Aim:
Your copy of the material below should match it exactly, except that it holds no pictures.

------------

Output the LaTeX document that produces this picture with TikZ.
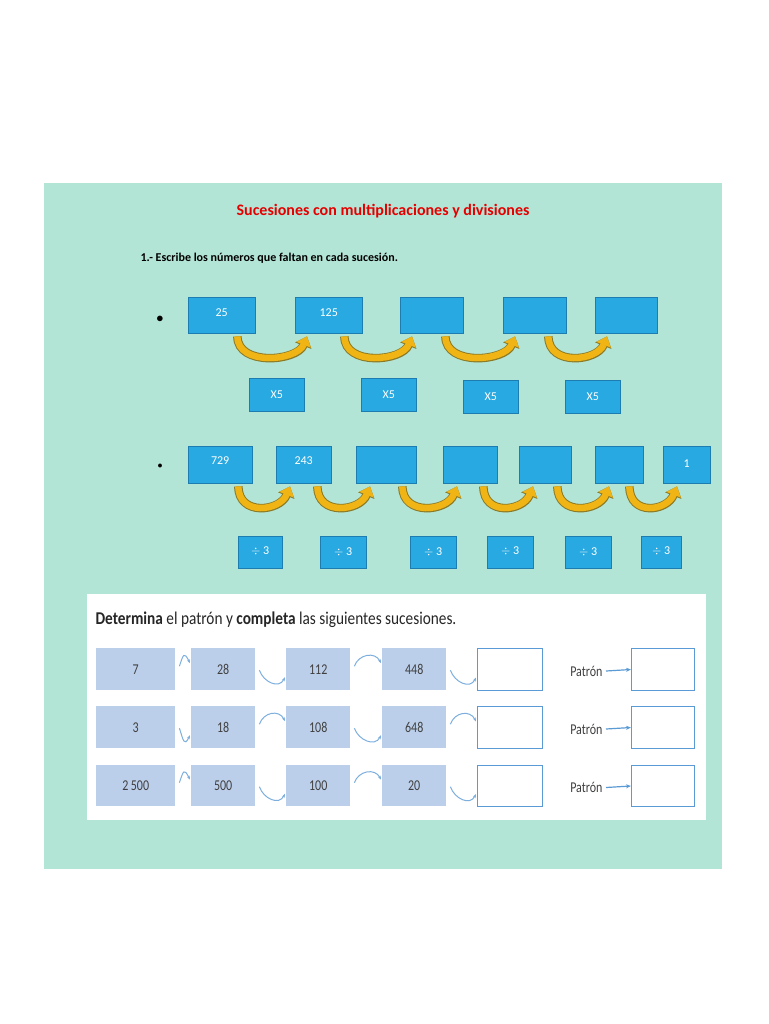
\documentclass[tikz,border=0pt]{standalone}
\usepackage{fontspec}
\setmainfont{Carlito}
\usetikzlibrary{arrows.meta}
\definecolor{bgg}{HTML}{B3E5D6}
\definecolor{bb}{HTML}{29A9E1}
\definecolor{bbd}{HTML}{1E7DB0}
\definecolor{gold}{HTML}{F0B414}
\definecolor{goldd}{HTML}{8A7A28}
\definecolor{lb}{HTML}{BCCFEA}
\definecolor{ab}{HTML}{5B9BD5}
\begin{document}
\begin{tikzpicture}[x=1pt,y=-1pt,
  bbox/.style={draw=bbd,fill=bb,text=white,font=\fontsize{12}{12}\selectfont,inner sep=0pt},
  gar/.style={line width=6.5pt,draw=gold,-{Triangle[width=15pt,length=9pt]}},
  garo/.style={line width=8.5pt,draw=goldd,-{Triangle[width=17pt,length=10pt]}},
  lbox/.style={fill=lb,inner sep=0pt,font=\fontsize{15}{15}\selectfont\addfontfeature{FakeStretch=0.8},text=black!75},
  wbox/.style={draw=ab,line width=1pt,fill=white,inner sep=0pt},
  sar/.style={draw=ab!80,line width=1pt,-{Stealth[length=4pt]}}]
\useasboundingbox (0,0) rectangle (768,1024);
\fill[white] (0,0) rectangle (768,1024);
\fill[bgg] (44,183) rectangle (722,869);
\node[text=red!90!black,font=\bfseries\fontsize{16}{16}\selectfont] (title) at (383,211) {Sucesiones con multiplicaciones y divisiones};
\node[anchor=west,font=\bfseries\fontsize{12}{12}\selectfont] (sub) at (137,258) {1.- Escribe los números que faltan en cada sucesión.};
\node[font=\Large] (bul1) at (160,319) {$\bullet$};
\node (bul2) at (160,466) {$\bullet$};
\newcommand\bx[6]{\node[bbox,minimum width=#4-#3,minimum height=#6-#5,anchor=north west,align=center] (#1) at (#3,#5) {#2};}
\bx{a1}{\raisebox{5pt}{25}}{188}{255}{297}{333}
\bx{a2}{\raisebox{5pt}{125}}{295}{362}{297}{333}
\bx{a3}{}{400}{463}{297}{333}
\bx{a4}{}{503}{566}{297}{333}
\bx{a5}{}{595}{657}{297}{333}
\bx{m1}{X5}{249}{304}{378}{411}
\bx{m2}{X5}{361}{416}{378}{411}
\bx{m3}{X5}{463}{518}{380}{413}
\bx{m4}{X5}{565}{620}{380}{413}
\foreach \i/\j in {a1/a2,a2/a3,a3/a4,a4/a5}{
  \draw[garo] ([xshift=-18pt,yshift=-3pt]\i.south east) .. controls +(0,30) and +(-10,25) .. ([xshift=12pt,yshift=-3pt]\j.south west);
  \draw[gar] ([xshift=-18pt,yshift=-3pt]\i.south east) .. controls +(0,30) and +(-10,25) .. ([xshift=12pt,yshift=-3pt]\j.south west);
}
\bx{b1}{\raisebox{8pt}{729}}{188}{252}{446}{483}
\bx{b2}{\raisebox{8pt}{243}}{276}{331}{446}{483}
\bx{b3}{}{356}{416}{446}{483}
\bx{b4}{}{443}{497}{446}{483}
\bx{b5}{}{519}{571}{446}{483}
\bx{b6}{}{595}{643}{446}{483}
\bx{b7}{\raisebox{3pt}{1}}{663}{710}{446}{483}
\foreach \i/\j in {b1/b2,b2/b3,b3/b4,b4/b5,b5/b6,b6/b7}{
  \draw[garo] ([xshift=-14pt,yshift=-3pt]\i.south east) .. controls +(0,30) and +(-10,25) .. ([xshift=14pt,yshift=-3pt]\j.south west);
  \draw[gar] ([xshift=-14pt,yshift=-3pt]\i.south east) .. controls +(0,30) and +(-10,25) .. ([xshift=14pt,yshift=-3pt]\j.south west);
}
\bx{d1}{\raisebox{3pt}{$\div$ 3}}{238}{282}{536}{568}
\bx{d2}{$\div$ 3}{320}{366}{536}{568}
\bx{d3}{$\div$ 3}{410}{456}{536}{568}
\bx{d4}{\raisebox{3pt}{$\div$ 3}}{487}{533}{536}{568}
\bx{d5}{$\div$ 3}{565}{611}{536}{568}
\bx{d6}{\raisebox{3pt}{$\div$ 3}}{641}{681}{536}{568}
\fill[white] (87,594) rectangle (706,820);
\node[anchor=west,text=black!85,font=\fontsize{18}{18}\selectfont\addfontfeature{FakeStretch=0.85}] (det) at (92,620) {\textbf{Determina} el patrón y \textbf{completa} las siguientes sucesiones.};
\newcommand\lb[6]{\node[lbox,minimum width=#4-#3,minimum height=#6-#5,anchor=north west] (#1) at (#3,#5) {#2};}
\newcommand\wb[5]{\node[wbox,minimum width=#3-#2,minimum height=#5-#4,anchor=north west] (#1) at (#2,#4) {};}
\foreach \r/\yt/\yb/\na/\nb/\nc/\nd in {1/648/690/7/28/112/448, 2/706/748/3/18/108/648, 3/765/806/2\,500/500/100/20}{
  \lb{r\r a}{\na}{96}{175}{\yt}{\yb}
  \lb{r\r b}{\nb}{191}{255}{\yt}{\yb}
  \lb{r\r c}{\nc}{286}{350}{\yt}{\yb}
  \lb{r\r d}{\nd}{382}{446}{\yt}{\yb}
  \wb{r\r e}{477}{542}{\yt}{\yb}
  \node[anchor=east,text=black!75,font=\fontsize{15}{15}\selectfont\addfontfeature{FakeStretch=0.8}] (r\r p) at (606,{(\yt+\yb)/2+2}) {Patrón};
  \wb{r\r f}{631}{694}{\yt}{\yb}
  \draw[line width=1.2pt,draw=ab,-{Stealth[length=5pt,width=4pt]}] (r\r p.east) -- (r\r f.west);
}
\newcommand\arcap[2]{\draw[sar] ([xshift=4pt,yshift=3pt]#1.east) .. controls +(4,-12) and +(-6,-12) .. ([xshift=-1pt,yshift=6pt]#2.west);}
\newcommand\arcup[2]{\draw[sar] ([xshift=4pt,yshift=-1pt]#1.east) .. controls +(4,12) and +(-6,12) .. ([xshift=-1pt,yshift=-8pt]#2.west);}
\arcap{r1a}{r1b}\arcup{r1b}{r1c}\arcap{r1c}{r1d}\arcup{r1d}{r1e}
\arcup{r2a}{r2b}\arcap{r2b}{r2c}\arcup{r2c}{r2d}\arcap{r2d}{r2e}
\arcap{r3a}{r3b}\arcup{r3b}{r3c}\arcap{r3c}{r3d}\arcup{r3d}{r3e}
\end{tikzpicture}
\end{document}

------------

Finished exercise:
Output the LaTeX document that produces this picture with TikZ.
\documentclass[tikz,border=0pt]{standalone}
\usepackage{fontspec}
\setmainfont{Carlito}
\usetikzlibrary{arrows.meta}
\definecolor{bgg}{HTML}{B3E5D6}
\definecolor{bb}{HTML}{29A9E1}
\definecolor{bbd}{HTML}{1E7DB0}
\definecolor{gold}{HTML}{F0B414}
\definecolor{goldd}{HTML}{8A7A28}
\definecolor{lb}{HTML}{BCCFEA}
\definecolor{ab}{HTML}{5B9BD5}
\begin{document}
\begin{tikzpicture}[x=1pt,y=-1pt,
  bbox/.style={draw=bbd,fill=bb,text=white,font=\fontsize{12}{12}\selectfont,inner sep=0pt},
  gar/.style={line width=6.5pt,draw=gold,-{Triangle[width=15pt,length=9pt]}},
  garo/.style={line width=8.5pt,draw=goldd,-{Triangle[width=17pt,length=10pt]}},
  lbox/.style={fill=lb,inner sep=0pt,font=\fontsize{15}{15}\selectfont\addfontfeature{FakeStretch=0.8},text=black!75},
  wbox/.style={draw=ab,line width=1pt,fill=white,inner sep=0pt},
  sar/.style={draw=ab!80,line width=1pt,-{Stealth[length=4pt]}}]
\useasboundingbox (0,0) rectangle (768,1024);
\fill[white] (0,0) rectangle (768,1024);
\fill[bgg] (44,183) rectangle (722,869);
\node[text=red!90!black,font=\bfseries\fontsize{16}{16}\selectfont] (title) at (383,211) {Sucesiones con multiplicaciones y divisiones};
\node[anchor=west,font=\bfseries\fontsize{12}{12}\selectfont] (sub) at (137,258) {1.- Escribe los números que faltan en cada sucesión.};
\node[font=\Large] (bul1) at (160,319) {$\bullet$};
\node (bul2) at (160,466) {$\bullet$};
\newcommand\bx[6]{\node[bbox,minimum width=#4-#3,minimum height=#6-#5,anchor=north west,align=center] (#1) at (#3,#5) {#2};}
\bx{a1}{\raisebox{5pt}{25}}{188}{255}{297}{333}
\bx{a2}{\raisebox{5pt}{125}}{295}{362}{297}{333}
\bx{a3}{}{400}{463}{297}{333}
\bx{a4}{}{503}{566}{297}{333}
\bx{a5}{}{595}{657}{297}{333}
\bx{m1}{X5}{249}{304}{378}{411}
\bx{m2}{X5}{361}{416}{378}{411}
\bx{m3}{X5}{463}{518}{380}{413}
\bx{m4}{X5}{565}{620}{380}{413}
\foreach \i/\j in {a1/a2,a2/a3,a3/a4,a4/a5}{
  \draw[garo] ([xshift=-18pt,yshift=-3pt]\i.south east) .. controls +(0,30) and +(-10,25) .. ([xshift=12pt,yshift=-3pt]\j.south west);
  \draw[gar] ([xshift=-18pt,yshift=-3pt]\i.south east) .. controls +(0,30) and +(-10,25) .. ([xshift=12pt,yshift=-3pt]\j.south west);
}
\bx{b1}{\raisebox{8pt}{729}}{188}{252}{446}{483}
\bx{b2}{\raisebox{8pt}{243}}{276}{331}{446}{483}
\bx{b3}{}{356}{416}{446}{483}
\bx{b4}{}{443}{497}{446}{483}
\bx{b5}{}{519}{571}{446}{483}
\bx{b6}{}{595}{643}{446}{483}
\bx{b7}{\raisebox{3pt}{1}}{663}{710}{446}{483}
\foreach \i/\j in {b1/b2,b2/b3,b3/b4,b4/b5,b5/b6,b6/b7}{
  \draw[garo] ([xshift=-14pt,yshift=-3pt]\i.south east) .. controls +(0,30) and +(-10,25) .. ([xshift=14pt,yshift=-3pt]\j.south west);
  \draw[gar] ([xshift=-14pt,yshift=-3pt]\i.south east) .. controls +(0,30) and +(-10,25) .. ([xshift=14pt,yshift=-3pt]\j.south west);
}
\bx{d1}{\raisebox{3pt}{$\div$ 3}}{238}{282}{536}{568}
\bx{d2}{$\div$ 3}{320}{366}{536}{568}
\bx{d3}{$\div$ 3}{410}{456}{536}{568}
\bx{d4}{\raisebox{3pt}{$\div$ 3}}{487}{533}{536}{568}
\bx{d5}{$\div$ 3}{565}{611}{536}{568}
\bx{d6}{\raisebox{3pt}{$\div$ 3}}{641}{681}{536}{568}
\fill[white] (87,594) rectangle (706,820);
\node[anchor=west,text=black!85,font=\fontsize{18}{18}\selectfont\addfontfeature{FakeStretch=0.85}] (det) at (92,620) {\textbf{Determina} el patrón y \textbf{completa} las siguientes sucesiones.};
\newcommand\lb[6]{\node[lbox,minimum width=#4-#3,minimum height=#6-#5,anchor=north west] (#1) at (#3,#5) {#2};}
\newcommand\wb[5]{\node[wbox,minimum width=#3-#2,minimum height=#5-#4,anchor=north west] (#1) at (#2,#4) {};}
\foreach \r/\yt/\yb/\na/\nb/\nc/\nd in {1/648/690/7/28/112/448, 2/706/748/3/18/108/648, 3/765/806/2\,500/500/100/20}{
  \lb{r\r a}{\na}{96}{175}{\yt}{\yb}
  \lb{r\r b}{\nb}{191}{255}{\yt}{\yb}
  \lb{r\r c}{\nc}{286}{350}{\yt}{\yb}
  \lb{r\r d}{\nd}{382}{446}{\yt}{\yb}
  \wb{r\r e}{477}{542}{\yt}{\yb}
  \node[anchor=east,text=black!75,font=\fontsize{15}{15}\selectfont\addfontfeature{FakeStretch=0.8}] (r\r p) at (606,{(\yt+\yb)/2+2}) {Patrón};
  \wb{r\r f}{631}{694}{\yt}{\yb}
  \draw[line width=1.2pt,draw=ab,-{Stealth[length=5pt,width=4pt]}] (r\r p.east) -- (r\r f.west);
}
\newcommand\arcap[2]{\draw[sar] ([xshift=4pt,yshift=3pt]#1.east) .. controls +(4,-12) and +(-6,-12) .. ([xshift=-1pt,yshift=6pt]#2.west);}
\newcommand\arcup[2]{\draw[sar] ([xshift=4pt,yshift=-1pt]#1.east) .. controls +(4,12) and +(-6,12) .. ([xshift=-1pt,yshift=-8pt]#2.west);}
\arcap{r1a}{r1b}\arcup{r1b}{r1c}\arcap{r1c}{r1d}\arcup{r1d}{r1e}
\arcup{r2a}{r2b}\arcap{r2b}{r2c}\arcup{r2c}{r2d}\arcap{r2d}{r2e}
\arcap{r3a}{r3b}\arcup{r3b}{r3c}\arcap{r3c}{r3d}\arcup{r3d}{r3e}
\end{tikzpicture}
\end{document}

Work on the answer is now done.